** begin Given material **

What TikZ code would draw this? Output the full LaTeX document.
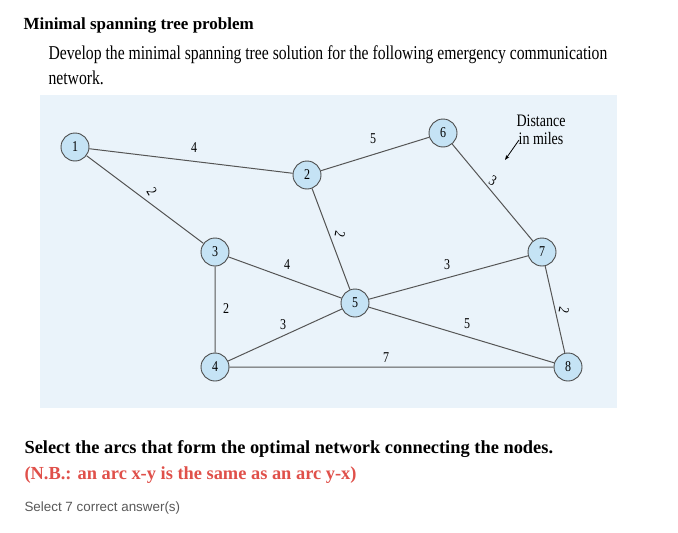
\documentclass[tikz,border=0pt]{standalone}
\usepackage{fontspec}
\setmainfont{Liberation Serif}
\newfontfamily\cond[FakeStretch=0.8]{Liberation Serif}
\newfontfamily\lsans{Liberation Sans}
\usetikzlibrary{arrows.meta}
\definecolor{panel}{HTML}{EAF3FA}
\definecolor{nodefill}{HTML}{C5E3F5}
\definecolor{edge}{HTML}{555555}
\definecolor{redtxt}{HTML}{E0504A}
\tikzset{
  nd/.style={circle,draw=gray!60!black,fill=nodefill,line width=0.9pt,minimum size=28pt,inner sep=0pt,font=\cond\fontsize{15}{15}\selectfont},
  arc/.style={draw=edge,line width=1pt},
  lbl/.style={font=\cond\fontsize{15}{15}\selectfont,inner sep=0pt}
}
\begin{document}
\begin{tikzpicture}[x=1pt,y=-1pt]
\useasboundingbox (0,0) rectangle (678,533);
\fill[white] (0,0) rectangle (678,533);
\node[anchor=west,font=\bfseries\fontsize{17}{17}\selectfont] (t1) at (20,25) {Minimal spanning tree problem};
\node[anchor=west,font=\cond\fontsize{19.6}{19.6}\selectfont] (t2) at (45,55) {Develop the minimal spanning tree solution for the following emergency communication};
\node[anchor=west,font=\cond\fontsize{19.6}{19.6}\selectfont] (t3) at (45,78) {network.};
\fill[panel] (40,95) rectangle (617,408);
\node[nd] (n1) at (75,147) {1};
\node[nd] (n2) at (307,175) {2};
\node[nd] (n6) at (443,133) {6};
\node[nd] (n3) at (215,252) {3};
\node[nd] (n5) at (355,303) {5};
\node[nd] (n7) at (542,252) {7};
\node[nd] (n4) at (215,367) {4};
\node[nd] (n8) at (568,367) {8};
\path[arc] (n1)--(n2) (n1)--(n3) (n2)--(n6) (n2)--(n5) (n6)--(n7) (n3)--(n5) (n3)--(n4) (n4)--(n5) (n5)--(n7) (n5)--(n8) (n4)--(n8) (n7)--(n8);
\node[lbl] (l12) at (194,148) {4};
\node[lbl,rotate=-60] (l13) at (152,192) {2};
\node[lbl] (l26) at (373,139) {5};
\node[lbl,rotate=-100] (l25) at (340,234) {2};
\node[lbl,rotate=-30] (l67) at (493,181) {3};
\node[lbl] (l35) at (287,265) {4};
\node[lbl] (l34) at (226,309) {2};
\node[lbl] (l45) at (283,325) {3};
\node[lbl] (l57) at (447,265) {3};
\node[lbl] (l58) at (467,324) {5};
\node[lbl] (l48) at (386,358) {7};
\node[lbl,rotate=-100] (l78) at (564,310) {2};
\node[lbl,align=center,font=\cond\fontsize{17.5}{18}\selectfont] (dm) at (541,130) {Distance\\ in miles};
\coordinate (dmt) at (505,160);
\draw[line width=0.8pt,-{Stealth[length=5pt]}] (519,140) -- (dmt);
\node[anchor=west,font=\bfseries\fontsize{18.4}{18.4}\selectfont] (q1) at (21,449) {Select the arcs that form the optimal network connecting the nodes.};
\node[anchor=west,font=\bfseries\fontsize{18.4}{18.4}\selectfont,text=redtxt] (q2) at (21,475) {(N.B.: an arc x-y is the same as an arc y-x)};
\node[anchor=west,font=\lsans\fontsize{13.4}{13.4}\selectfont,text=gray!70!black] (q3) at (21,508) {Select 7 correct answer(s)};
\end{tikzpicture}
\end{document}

** end Given material **

▸ What you are asked to do
Leave the pictures out and output the rest of the listing exactly.

▸ Full answer
What TikZ code would draw this? Output the full LaTeX document.
\documentclass[tikz,border=0pt]{standalone}
\usepackage{fontspec}
\setmainfont{Liberation Serif}
\newfontfamily\cond[FakeStretch=0.8]{Liberation Serif}
\newfontfamily\lsans{Liberation Sans}
\usetikzlibrary{arrows.meta}
\definecolor{panel}{HTML}{EAF3FA}
\definecolor{nodefill}{HTML}{C5E3F5}
\definecolor{edge}{HTML}{555555}
\definecolor{redtxt}{HTML}{E0504A}
\tikzset{
  nd/.style={circle,draw=gray!60!black,fill=nodefill,line width=0.9pt,minimum size=28pt,inner sep=0pt,font=\cond\fontsize{15}{15}\selectfont},
  arc/.style={draw=edge,line width=1pt},
  lbl/.style={font=\cond\fontsize{15}{15}\selectfont,inner sep=0pt}
}
\begin{document}
\begin{tikzpicture}[x=1pt,y=-1pt]
\useasboundingbox (0,0) rectangle (678,533);
\fill[white] (0,0) rectangle (678,533);
\node[anchor=west,font=\bfseries\fontsize{17}{17}\selectfont] (t1) at (20,25) {Minimal spanning tree problem};
\node[anchor=west,font=\cond\fontsize{19.6}{19.6}\selectfont] (t2) at (45,55) {Develop the minimal spanning tree solution for the following emergency communication};
\node[anchor=west,font=\cond\fontsize{19.6}{19.6}\selectfont] (t3) at (45,78) {network.};
\fill[panel] (40,95) rectangle (617,408);
\node[nd] (n1) at (75,147) {1};
\node[nd] (n2) at (307,175) {2};
\node[nd] (n6) at (443,133) {6};
\node[nd] (n3) at (215,252) {3};
\node[nd] (n5) at (355,303) {5};
\node[nd] (n7) at (542,252) {7};
\node[nd] (n4) at (215,367) {4};
\node[nd] (n8) at (568,367) {8};
\path[arc] (n1)--(n2) (n1)--(n3) (n2)--(n6) (n2)--(n5) (n6)--(n7) (n3)--(n5) (n3)--(n4) (n4)--(n5) (n5)--(n7) (n5)--(n8) (n4)--(n8) (n7)--(n8);
\node[lbl] (l12) at (194,148) {4};
\node[lbl,rotate=-60] (l13) at (152,192) {2};
\node[lbl] (l26) at (373,139) {5};
\node[lbl,rotate=-100] (l25) at (340,234) {2};
\node[lbl,rotate=-30] (l67) at (493,181) {3};
\node[lbl] (l35) at (287,265) {4};
\node[lbl] (l34) at (226,309) {2};
\node[lbl] (l45) at (283,325) {3};
\node[lbl] (l57) at (447,265) {3};
\node[lbl] (l58) at (467,324) {5};
\node[lbl] (l48) at (386,358) {7};
\node[lbl,rotate=-100] (l78) at (564,310) {2};
\node[lbl,align=center,font=\cond\fontsize{17.5}{18}\selectfont] (dm) at (541,130) {Distance\\ in miles};
\coordinate (dmt) at (505,160);
\draw[line width=0.8pt,-{Stealth[length=5pt]}] (519,140) -- (dmt);
\node[anchor=west,font=\bfseries\fontsize{18.4}{18.4}\selectfont] (q1) at (21,449) {Select the arcs that form the optimal network connecting the nodes.};
\node[anchor=west,font=\bfseries\fontsize{18.4}{18.4}\selectfont,text=redtxt] (q2) at (21,475) {(N.B.: an arc x-y is the same as an arc y-x)};
\node[anchor=west,font=\lsans\fontsize{13.4}{13.4}\selectfont,text=gray!70!black] (q3) at (21,508) {Select 7 correct answer(s)};
\end{tikzpicture}
\end{document}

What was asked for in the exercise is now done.